Wireless Valley is a term that was coined by Professor Ted Rappaport in 1990 when he was a faculty member at Virginia Tech, and was used to describe the Roanoke/Blacksburg, Virginia region and the potential of research to create spin-out companies. In 1990 he and his students founded TSR Technologies, a company that made software-defined cellular and paging intercept and drive test equipment that was sold to Allen Telecom in 1993, and in 1995 Wireless Valley Communications, a company that pioneered the creation of computer-aided wireless network prediction and management software that was sold to Motorola in late 2005. This term was later used as nickname to describe several regional clusters of companies in the information technology sector, in analogy to California's Silicon Valley:

- One such cluster is located in northern Stockholm, Sweden. This also included a number of companies that saw themselves as belonging to the new information based economy. Ericsson, the telecommunications supplier, has one of its main design centers in the Stockholm suburb of Kista.
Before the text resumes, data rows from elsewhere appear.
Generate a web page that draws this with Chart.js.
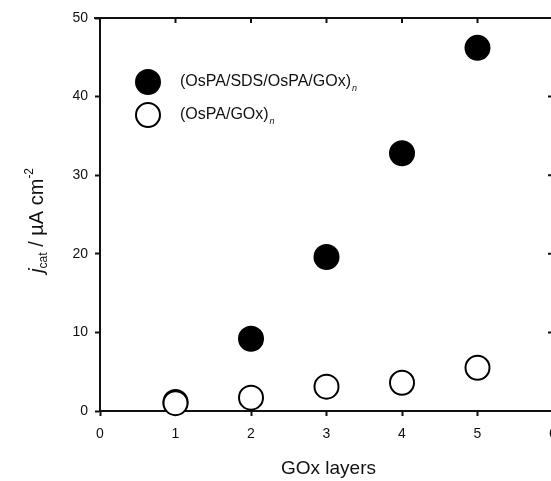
<!DOCTYPE html>
<html>
<head>
<meta charset="utf-8">
<script src="https://cdn.jsdelivr.net/npm/chart.js@4.4.0/dist/chart.umd.min.js"></script>
<style>
  html, body { margin: 0; padding: 0; background: #fff; overflow: hidden; }
  #wrap { width: 567px; height: 481px; }
</style>
</head>
<body>
<div id="wrap"><canvas id="chart" width="567" height="481"></canvas></div>
<script>
// values
const layers = [1, 2, 3, 4, 5];
const sdsValues = [1.15, 9.2, 19.6, 32.8, 46.2];  // (OsPA/SDS/OsPA/GOx)n
const plainValues = [1.0, 1.7, 3.1, 3.6, 5.5];    // (OsPA/GOx)n
const xTicks = [0, 1, 2, 3, 4, 5, 6];
const yTicks = [0, 10, 20, 30, 40, 50];

const FONT = "'Liberation Sans', Arial, sans-serif";
const INK = '#111';

const toPoints = vals => layers.map((x, i) => ({ x, y: vals[i] }));

// frame on top/right with inward ticks, legend and axis titles
const decor = {
    id: 'decor',
    afterDraw(chart) {
        const { ctx, chartArea: a, scales: { x, y } } = chart;
        ctx.save();
        ctx.strokeStyle = INK;
        ctx.lineWidth = 2;
        ctx.beginPath();
        ctx.moveTo(a.left - 6, a.top); ctx.lineTo(a.right, a.top);
        ctx.lineTo(a.right, a.bottom);
        ctx.stroke();
        ctx.beginPath();
        xTicks.forEach(v => { const px = x.getPixelForValue(v); if (v > 0 && v < 6) { ctx.moveTo(px, a.top); ctx.lineTo(px, a.top + 5); } });
        yTicks.forEach(v => { const py = y.getPixelForValue(v); if (v > 0 && v < 50) { ctx.moveTo(a.right, py); ctx.lineTo(a.right - 5, py); } });
        ctx.stroke();

        // legend
        const lx = 148, tx = 180;
        const rows = [{ y: 82, filled: true, text: '(OsPA/SDS/OsPA/GOx)' }, { y: 115, filled: false, text: '(OsPA/GOx)' }];
        rows.forEach(r => {
            ctx.beginPath();
            ctx.arc(lx, r.y, 12, 0, Math.PI * 2);
            ctx.fillStyle = r.filled ? '#000' : '#fff';
            ctx.fill();
            ctx.lineWidth = 2;
            ctx.strokeStyle = '#000';
            ctx.stroke();
            ctx.fillStyle = INK;
            ctx.textBaseline = 'middle';
            ctx.textAlign = 'left';
            ctx.font = `16px ${FONT}`;
            ctx.fillText(r.text, tx, r.y);
            const w = ctx.measureText(r.text).width;
            ctx.font = `italic 9px ${FONT}`;
            ctx.fillText('n', tx + w + 1, r.y + 6);
        });

        // x title
        ctx.font = `19px ${FONT}`;
        ctx.textAlign = 'center';
        ctx.textBaseline = 'alphabetic';
        ctx.fillText('GOx layers', (a.left + a.right) / 2 + 2, 474);

        // y title (rotated, with sub/superscript)
        ctx.translate(43, (a.top + a.bottom) / 2 + 6);
        ctx.rotate(-Math.PI / 2);
        const parts = [
            { t: 'j', f: `italic 21px ${FONT}`, dy: 0 },
            { t: 'cat', f: `12px ${FONT}`, dy: 4 },
            { t: ' / \u00B5A cm', f: `20px ${FONT}`, dy: 0 },
            { t: '-2', f: `12px ${FONT}`, dy: -10 }
        ];
        let total = 0;
        parts.forEach(p => { ctx.font = p.f; p.w = ctx.measureText(p.t).width; total += p.w; });
        let cx = -total / 2;
        ctx.textAlign = 'left';
        parts.forEach(p => { ctx.font = p.f; ctx.fillText(p.t, cx, p.dy); cx += p.w; });
        ctx.restore();
    }
};

new Chart(document.getElementById('chart'), {
    type: 'scatter',
    data: {
        datasets: [
            {
                label: '(OsPA/GOx)n',
                data: toPoints(plainValues),
                order: 0,
                pointRadius: 12,
                pointHoverRadius: 12,
                pointBackgroundColor: '#fff',
                pointBorderColor: '#000',
                pointBorderWidth: 2,
                clip: false,
            },
            {
                label: '(OsPA/SDS/OsPA/GOx)n',
                data: toPoints(sdsValues),
                order: 1,
                pointRadius: 13,
                pointHoverRadius: 13,
                pointBackgroundColor: '#000',
                pointBorderColor: '#000',
                pointBorderWidth: 0,
                clip: false,
            },
        ],
    },
    options: {
        responsive: false,
        animation: false,
        events: [],
        layout: { padding: { left: 40, top: 18, right: 4, bottom: 0 } },
        scales: {
            x: {
                type: 'linear', min: 0, max: 6,
                afterFit: s => { s.height = 70; },
                afterBuildTicks: s => { s.ticks = xTicks.map(v => ({ value: v })); },
                border: { display: true, color: INK, width: 2 },
                grid: { drawOnChartArea: false, drawTicks: true, tickLength: 5, tickColor: INK, tickWidth: 2 },
                ticks: { color: INK, font: { family: FONT, size: 14 }, padding: 10, maxRotation: 0 },
            },
            y: {
                type: 'linear', min: 0, max: 50,
                afterFit: s => { s.width = 60; },
                afterBuildTicks: s => { s.ticks = yTicks.map(v => ({ value: v })); },
                border: { display: true, color: INK, width: 2 },
                grid: { drawOnChartArea: false, drawTicks: true, tickLength: 5, tickColor: INK, tickWidth: 2 },
                ticks: { color: INK, font: { family: FONT, size: 14 }, padding: 7 },
            },
        },
        plugins: { legend: { display: false }, tooltip: { enabled: false }, title: { display: false } },
    },
    plugins: [decor],
});
</script>
</body>
</html>
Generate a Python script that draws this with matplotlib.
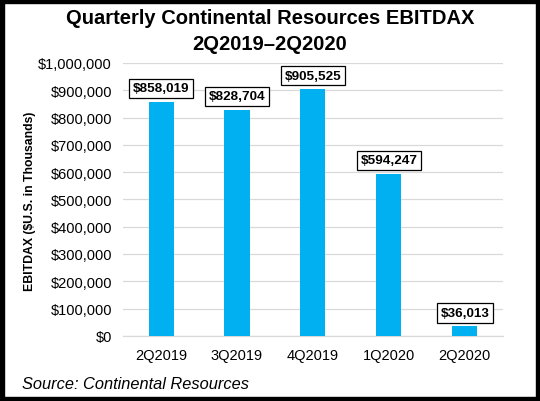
import matplotlib
matplotlib.use('Agg')
from matplotlib import pyplot as plt
from matplotlib.patches import Rectangle
from matplotlib.ticker import FuncFormatter

quarters = ['2Q2019', '3Q2019', '4Q2019', '1Q2020', '2Q2020']
ebitdax = [858019, 828704, 905525, 594247, 36013]

plt.rcParams['font.family'] = ['Liberation Sans', 'DejaVu Sans']

fig = plt.figure(figsize=(5.4, 4.02), dpi=100)
ax = fig.add_axes([0.228, 0.162, 0.703, 0.679])

x = range(len(quarters))
ax.bar(x, ebitdax, width=0.33, color='#00B0F0', zorder=3)

for i, v in enumerate(ebitdax):
    ax.annotate('${:,}'.format(v), xy=(i, v), xytext=(0, 9.5), textcoords='offset points',
                ha='center', va='center', fontsize=9.7, fontweight='bold', zorder=4,
                bbox=dict(boxstyle='square,pad=0.28', fc='white', ec='black', lw=0.9))

ax.set_ylim(0, 1000000)
ax.set_yticks(range(0, 1000001, 100000))
ax.yaxis.set_major_formatter(FuncFormatter(lambda v, p: '${:,.0f}'.format(v)))
ax.set_xlim(-0.5, len(quarters) - 0.5)
ax.set_xticks(list(x))
ax.set_xticklabels(quarters)
ax.tick_params(axis='both', length=0, labelsize=10.5, colors='black')
ax.tick_params(axis='y', pad=8)
ax.tick_params(axis='x', pad=9)
ax.grid(axis='y', color='#D9D9D9', lw=0.9, zorder=0)
for s in ['top', 'right', 'left']:
    ax.spines[s].set_visible(False)
ax.spines['bottom'].set_color('#D9D9D9')
ax.spines['bottom'].set_linewidth(0.9)

fig.text(0.055, 0.5, 'EBITDAX ($U.S. in Thousands)', rotation=90, ha='center', va='center',
         fontsize=8.8, fontweight='bold')

fig.text(0.5, 1 - 18 / 402, 'Quarterly Continental Resources EBITDAX', ha='center', va='center',
         fontsize=14.5, fontweight='bold')
fig.text(0.5, 1 - 45 / 402, '2Q2019\u20132Q2020', ha='center', va='center',
         fontsize=14.5, fontweight='bold')

fig.text(22 / 540, 1 - 385 / 402, 'Source: Continental Resources', ha='left', va='center',
         fontsize=11.8, style='italic')

# black frame around the whole picture
bw = 4 / 540
bh = 4 / 402
for r in [(0, 0, bw, 1), (1 - bw, 0, bw, 1), (0, 0, 1, bh), (0, 1 - bh, 1, bh)]:
    fig.patches.append(Rectangle(r[:2], r[2], r[3], transform=fig.transFigure,
                                 color='black', zorder=10))

fig.savefig('out.png', dpi=100)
- Finland also has a high-tech area in Espoo, sometimes called "Wireless Valley", based on Nokia and Nokia Siemens Networks. There is a secondary hub located in Oulu which is the base for other wireless specialist companies too.
- A third such cluster consists of the telecommunications formed in San Diego, based on Qualcomm
- A new high-tech program has been initialed in Nanjing, China, called 'China Wireless valley'. It is based on two national key laboratories of Southeast University.